**Data provided:**
════════════════════

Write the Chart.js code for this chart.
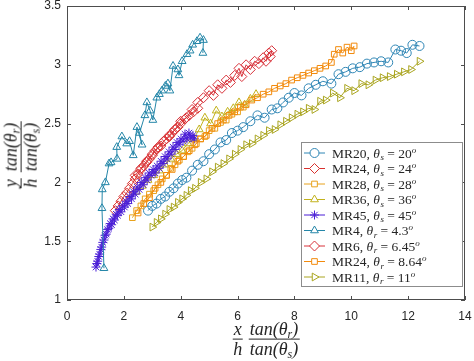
<!DOCTYPE html>
<html>
<head>
<meta charset="utf-8">
<script src="https://cdn.jsdelivr.net/npm/chart.js@4.4.1/dist/chart.umd.min.js"></script>
<style>
  html, body { margin: 0; padding: 0; background: #fff; }
  #wrap { position: relative; width: 474px; height: 361px; }
  canvas { position: absolute; left: 0; top: 0; }
  .ttl { position: absolute; font-family: "Liberation Serif", "DejaVu Serif", serif; font-style: italic; font-size: 18px; color: #262626; display: flex; align-items: center; white-space: nowrap; }
  .frac { display: inline-flex; flex-direction: column; align-items: center; margin: 0 3px; line-height: 1.05; }
  .frac .num { border-bottom: 1px solid #262626; padding: 0 1px; }
  .frac sub { font-size: 12px; vertical-align: -3px; line-height: 0; }
  #ytitle { left: 21px; top: 155px; transform: translate(-50%, -50%) rotate(-90deg); }
  #xtitle { left: 266px; top: 339px; transform: translate(-50%, -50%); }
</style>
</head>
<body>
<div id="wrap">
  <canvas id="chart" width="474" height="361"></canvas>
  <div class="ttl" id="ytitle">
    <span class="frac"><span class="num">y</span><span>h</span></span>
    <span class="frac"><span class="num">tan(θ<sub>r</sub>)</span><span>tan(θ<sub>s</sub>)</span></span>
  </div>
  <div class="ttl" id="xtitle">
    <span class="frac"><span class="num">x</span><span>h</span></span>
    <span class="frac"><span class="num">tan(θ<sub>r</sub>)</span><span>tan(θ<sub>s</sub>)</span></span>
  </div>
</div>
<script>
// legend text pieces
const seriesNames = ["MR20", "MR24", "MR28", "MR36", "MR45", "MR4", "MR6", "MR24", "MR11"];
const angleSub = ["s", "s", "s", "s", "s", "r", "r", "r", "r"];
const angleVal = ["20", "24", "28", "36", "45", "4.3", "6.45", "8.64", "11"];

// axis ticks
const xTicks = [0, 2, 4, 6, 8, 10, 12, 14];
const yTicks = [1, 1.5, 2, 2.5, 3, 3.5];

// MR20, theta_s = 20
const mr20X = [2.85,3.0,3.15,3.3,3.45,3.6,3.75,3.9,4.05,4.2,4.4,4.6,4.8,5.0,5.2,5.4,5.6,5.8,6.0,6.2,6.45,6.7,6.95,7.2,7.4,7.6,7.8,8.0,8.25,8.5,8.75,9.0,9.3,9.55,9.8,10.05,10.3,10.55,10.8,11.05,11.3,11.55,11.75,11.95,12.15,12.4];
const mr20Y = [1.76,1.80,1.82,1.86,1.88,1.92,1.95,1.99,2.02,2.04,2.10,2.15,2.18,2.24,2.28,2.34,2.36,2.42,2.44,2.47,2.52,2.57,2.55,2.62,2.63,2.68,2.72,2.76,2.74,2.80,2.83,2.86,2.84,2.92,2.94,2.97,2.98,3.01,3.02,3.03,3.02,3.13,3.12,3.10,3.17,3.16];

// MR24, theta_s = 24
const mr24sX = [1.70,1.80,1.90,2.00,2.10,2.20,2.30,2.40,2.50,2.60,2.70,2.80,2.90,3.00,3.10,3.20,3.30,3.40,3.50,3.60,3.70,3.80,3.90,4.00,4.15,4.30,4.45,4.60];
const mr24sY = [1.76,1.80,1.84,1.88,1.91,1.95,1.99,2.03,2.07,2.11,2.14,2.17,2.20,2.23,2.27,2.29,2.31,2.35,2.37,2.39,2.42,2.45,2.47,2.50,2.54,2.57,2.60,2.63];

// MR28, theta_s = 28
const mr28X = [2.30,2.45,2.60,2.75,2.90,3.05,3.20,3.35,3.50,3.65,3.80,3.95,4.10,4.25,4.40,4.55,4.70,4.85,5.00,5.20,5.40,5.60,5.80,6.00,6.20];
const mr28Y = [1.70,1.76,1.80,1.86,1.90,1.93,1.98,2.03,2.06,2.12,2.15,2.19,2.22,2.26,2.29,2.33,2.37,2.39,2.44,2.46,2.51,2.53,2.58,2.60,2.64];

// MR36, theta_s = 36
const mr36X = [2.45,2.65,2.85,3.05,3.25,3.45,3.65,3.85,4.05,4.25,4.45,4.65,4.85,5.05,5.25,5.45,5.65,5.85,6.05,6.25,6.45,6.65];
const mr36Y = [1.92,1.97,2.02,2.06,2.10,2.15,2.20,2.24,2.27,2.33,2.37,2.45,2.55,2.50,2.61,2.56,2.60,2.63,2.68,2.66,2.71,2.75];

// MR45, theta_s = 45
const mr45X = [1.02,1.05,1.08,1.12,1.15,1.19,1.22,1.26,1.30,1.34,1.38,1.43,1.47,1.52,1.57,1.62,1.67,1.73,1.78,1.84,1.90,1.96,2.02,2.08,2.14,2.21,2.27,2.34,2.40,2.47,2.54,2.61,2.68,2.75,2.82,2.89,2.96,3.03,3.10,3.17,3.24,3.31,3.38,3.45,3.52,3.59,3.66,3.73,3.80,3.87,3.94,4.01,4.08,4.15,4.22,4.29,4.36,4.43,4.48];
const mr45Y = [1.28,1.31,1.33,1.37,1.39,1.43,1.45,1.49,1.51,1.55,1.56,1.60,1.61,1.65,1.64,1.69,1.68,1.73,1.72,1.77,1.75,1.80,1.79,1.84,1.82,1.88,1.86,1.92,1.90,1.96,1.94,2.00,1.98,2.04,2.02,2.08,2.06,2.11,2.08,2.14,2.12,2.18,2.16,2.22,2.20,2.26,2.24,2.30,2.28,2.34,2.32,2.37,2.35,2.41,2.37,2.42,2.38,2.40,2.37];

// MR4, theta_r = 4.3
const mr4X = [1.30,1.23,1.24,1.35,1.48,1.55,1.76,1.75,1.93,2.10,2.20,2.33,2.46,2.64,2.55,2.74,2.81,2.92,3.02,3.16,3.25,3.34,3.46,3.55,3.62,3.73,3.90,3.94,4.05,4.22,4.33,4.42,4.57,4.68,4.80,4.78];
const mr4Y = [1.27,1.78,1.94,2.00,2.16,2.17,2.20,2.30,2.39,2.33,2.35,2.23,2.47,2.32,2.42,2.57,2.68,2.61,2.53,2.72,2.75,2.78,2.82,2.84,2.78,2.99,2.96,2.91,3.03,3.09,3.12,3.17,3.20,3.23,3.21,3.10];

// MR6, theta_r = 6.45
const mr6X = [2.40,2.60,2.80,3.00,3.20,3.40,3.60,3.80,4.00,4.20,4.40,4.60,4.80,5.00,5.15,5.30,5.45,5.60,5.75,5.90,6.05,6.15,6.30,6.45,6.60,6.75,6.90,7.00,7.10,7.20,7.15];
const mr6Y = [2.06,2.12,2.18,2.24,2.30,2.35,2.40,2.45,2.52,2.55,2.62,2.68,2.72,2.78,2.74,2.83,2.80,2.87,2.85,2.91,2.97,2.90,3.00,2.96,3.03,3.01,3.06,3.03,3.10,3.12,3.07];

// MR24, theta_r = 8.64
const mr24rX = [2.50,2.70,2.90,3.10,3.30,3.50,3.70,3.90,4.10,4.30,4.50,4.70,4.90,5.10,5.30,5.50,5.70,5.90,6.10,6.30,6.50,6.70,6.90,7.10,7.30,7.50,7.70,7.90,8.10,8.30,8.50,8.70,8.90,9.10,9.30,9.40,9.55,9.70,9.85,10.00,10.10];
const mr24rY = [1.74,1.82,1.87,1.95,2.00,2.06,2.11,2.18,2.22,2.27,2.32,2.37,2.40,2.46,2.50,2.53,2.57,2.60,2.64,2.66,2.70,2.72,2.75,2.77,2.80,2.82,2.84,2.87,2.89,2.91,2.93,2.95,2.97,2.99,3.02,3.09,3.13,3.10,3.15,3.12,3.16];

// MR11, theta_r = 11
const mr11X = [3.0,3.15,3.3,3.45,3.6,3.75,3.9,4.05,4.2,4.35,4.5,4.7,4.9,5.1,5.3,5.5,5.7,5.9,6.1,6.3,6.5,6.7,6.9,7.1,7.3,7.5,7.7,7.9,8.1,8.3,8.5,8.7,8.9,9.1,9.35,9.6,9.85,10.1,10.35,10.6,10.85,11.1,11.35,11.6,11.85,12.1,12.4];
const mr11Y = [1.62,1.66,1.69,1.73,1.77,1.79,1.83,1.86,1.89,1.93,1.95,2.00,2.03,2.09,2.13,2.16,2.20,2.24,2.28,2.32,2.33,2.37,2.40,2.44,2.45,2.49,2.52,2.55,2.58,2.60,2.63,2.62,2.69,2.70,2.76,2.72,2.80,2.78,2.84,2.83,2.87,2.89,2.90,2.92,2.94,2.96,3.03];

const allX = [mr20X, mr24sX, mr28X, mr36X, mr45X, mr4X, mr6X, mr24rX, mr11X];
const allY = [mr20Y, mr24sY, mr28Y, mr36Y, mr45Y, mr4Y, mr6Y, mr24rY, mr11Y];
const colors = ["#2f86b5", "#d9302e", "#e8a21c", "#c2b21c", "#4b1fd6", "#2486a8", "#d8323a", "#f28a0c", "#aaa520"];
const markers = ["circle", "rectRot", "rect", "triangle", "star", "triangle", "rectRot", "rect", "triangle"];
const rotations = [0, 0, 0, 0, 0, 0, 0, 0, 90];
const radii = [4.5, 5, 4, 4.5, 4.5, 4.5, 5, 4, 4.5];

function zip(xs, ys) {
  return xs.map((x, i) => ({ x: x, y: ys[i] }));
}

const datasets = seriesNames.map((name, i) => ({
  label: name + ", θ" + angleSub[i] + " = " + angleVal[i] + "°",
  data: zip(allX[i], allY[i]),
  showLine: true,
  borderColor: colors[i],
  borderWidth: 1,
  backgroundColor: "rgba(0,0,0,0)",
  pointStyle: markers[i],
  pointRotation: rotations[i],
  pointRadius: radii[i],
  pointBorderWidth: 1,
  pointBorderColor: colors[i],
  pointBackgroundColor: "rgba(0,0,0,0)",
  order: 20 - i
}));

// box around the axes and inward tick marks on all four sides
const axesBox = {
  id: "axesBox",
  afterDraw(chart) {
    const ctx = chart.ctx;
    const a = chart.chartArea;
    const xs = chart.scales.x, ys = chart.scales.y;
    ctx.save();
    ctx.strokeStyle = "#4d4d4d";
    ctx.lineWidth = 1;
    ctx.strokeRect(a.left + 0.5, a.top + 0.5, a.right - a.left - 1, a.bottom - a.top - 1);
    ctx.beginPath();
    xTicks.forEach(v => {
      const px = Math.round(xs.getPixelForValue(v)) + 0.5;
      ctx.moveTo(px, a.bottom); ctx.lineTo(px, a.bottom - 4);
      ctx.moveTo(px, a.top); ctx.lineTo(px, a.top + 4);
    });
    yTicks.forEach(v => {
      const py = Math.round(ys.getPixelForValue(v)) + 0.5;
      ctx.moveTo(a.left, py); ctx.lineTo(a.left + 4, py);
      ctx.moveTo(a.right, py); ctx.lineTo(a.right - 4, py);
    });
    ctx.stroke();
    ctx.restore();
  }
};

// legend box inside the axes, MATLAB style
const boxLegend = {
  id: "boxLegend",
  afterDraw(chart) {
    const ctx = chart.ctx;
    const left = 301, top = 142, w = 161, h = 144, rowH = 15.5;
    ctx.save();
    ctx.fillStyle = "#fff";
    ctx.fillRect(left, top, w, h);
    ctx.strokeStyle = "#8c8c8c";
    ctx.lineWidth = 1;
    ctx.strokeRect(left + 0.5, top + 0.5, w, h);
    seriesNames.forEach((name, i) => {
      const cy = top + 11 + i * rowH;
      ctx.strokeStyle = colors[i];
      ctx.lineWidth = 1;
      ctx.beginPath();
      ctx.moveTo(304, cy); ctx.lineTo(325, cy);
      ctx.stroke();
      ctx.fillStyle = "#fff";
      ctx.strokeStyle = colors[i];
      Chart.helpers.drawPoint(ctx, {
        pointStyle: markers[i], rotation: rotations[i], radius: radii[i],
        borderWidth: 1
      }, 314.5, cy);
      ctx.fillStyle = "#262626";
      let x = 332;
      const base = cy + 4.5;
      const parts = [
        { t: name + ", ", f: "13.5px" },
        { t: "θ", f: "italic 13.5px" },
        { t: angleSub[i], f: "italic 9px", dy: 2.5 },
        { t: " = " + angleVal[i], f: "13.5px" },
        { t: "o", f: "italic 9px", dy: -5 }
      ];
      parts.forEach(p => {
        ctx.font = p.f + ' "Liberation Serif", serif';
        ctx.fillText(p.t, x, base + (p.dy || 0));
        x += ctx.measureText(p.t).width + (p.t === "θ" ? 0.5 : 0);
      });
    });
    ctx.restore();
  }
};

new Chart(document.getElementById("chart"), {
  type: "scatter",
  data: { datasets: datasets },
  options: {
    responsive: false,
    animation: false,
    devicePixelRatio: 1,
    layout: { padding: { left: 0, right: 9, top: 5, bottom: 0 } },
    plugins: {
      legend: { display: false },
      tooltip: { enabled: false }
    },
    scales: {
      x: {
        type: "linear",
        min: 0, max: 14,
        afterBuildTicks: s => { s.ticks = xTicks.map(v => ({ value: v })); },
        afterFit: s => { s.height = 61; s.paddingLeft = 0; s.paddingRight = 0; },
        grid: { display: false, drawTicks: false },
        border: { display: false },
        ticks: { color: "#262626", padding: 9, font: { family: "Liberation Sans", size: 12 } }
      },
      y: {
        type: "linear",
        min: 1, max: 3.5,
        afterBuildTicks: s => { s.ticks = yTicks.map(v => ({ value: v })); },
        afterFit: s => { s.width = 67; s.paddingTop = 0; s.paddingBottom = 0; },
        grid: { display: false, drawTicks: false },
        border: { display: false },
        ticks: {
          color: "#262626", padding: 6, font: { family: "Liberation Sans", size: 12 },
          callback: v => String(v)
        }
      }
    }
  },
  plugins: [axesBox, boxLegend]
});
</script>
</body>
</html>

════════════════════

**Problem description:** Repeat only the lines from the beginning of the material through the line containing "const yTicks = [1, 1.5, 2, 2.5, 3, 3.5];", both ends kept, leaving pictures out.

**Solved exercise:**
Write the Chart.js code for this chart.
<!DOCTYPE html>
<html>
<head>
<meta charset="utf-8">
<script src="https://cdn.jsdelivr.net/npm/chart.js@4.4.1/dist/chart.umd.min.js"></script>
<style>
  html, body { margin: 0; padding: 0; background: #fff; }
  #wrap { position: relative; width: 474px; height: 361px; }
  canvas { position: absolute; left: 0; top: 0; }
  .ttl { position: absolute; font-family: "Liberation Serif", "DejaVu Serif", serif; font-style: italic; font-size: 18px; color: #262626; display: flex; align-items: center; white-space: nowrap; }
  .frac { display: inline-flex; flex-direction: column; align-items: center; margin: 0 3px; line-height: 1.05; }
  .frac .num { border-bottom: 1px solid #262626; padding: 0 1px; }
  .frac sub { font-size: 12px; vertical-align: -3px; line-height: 0; }
  #ytitle { left: 21px; top: 155px; transform: translate(-50%, -50%) rotate(-90deg); }
  #xtitle { left: 266px; top: 339px; transform: translate(-50%, -50%); }
</style>
</head>
<body>
<div id="wrap">
  <canvas id="chart" width="474" height="361"></canvas>
  <div class="ttl" id="ytitle">
    <span class="frac"><span class="num">y</span><span>h</span></span>
    <span class="frac"><span class="num">tan(θ<sub>r</sub>)</span><span>tan(θ<sub>s</sub>)</span></span>
  </div>
  <div class="ttl" id="xtitle">
    <span class="frac"><span class="num">x</span><span>h</span></span>
    <span class="frac"><span class="num">tan(θ<sub>r</sub>)</span><span>tan(θ<sub>s</sub>)</span></span>
  </div>
</div>
<script>
// legend text pieces
const seriesNames = ["MR20", "MR24", "MR28", "MR36", "MR45", "MR4", "MR6", "MR24", "MR11"];
const angleSub = ["s", "s", "s", "s", "s", "r", "r", "r", "r"];
const angleVal = ["20", "24", "28", "36", "45", "4.3", "6.45", "8.64", "11"];

// axis ticks
const xTicks = [0, 2, 4, 6, 8, 10, 12, 14];
const yTicks = [1, 1.5, 2, 2.5, 3, 3.5];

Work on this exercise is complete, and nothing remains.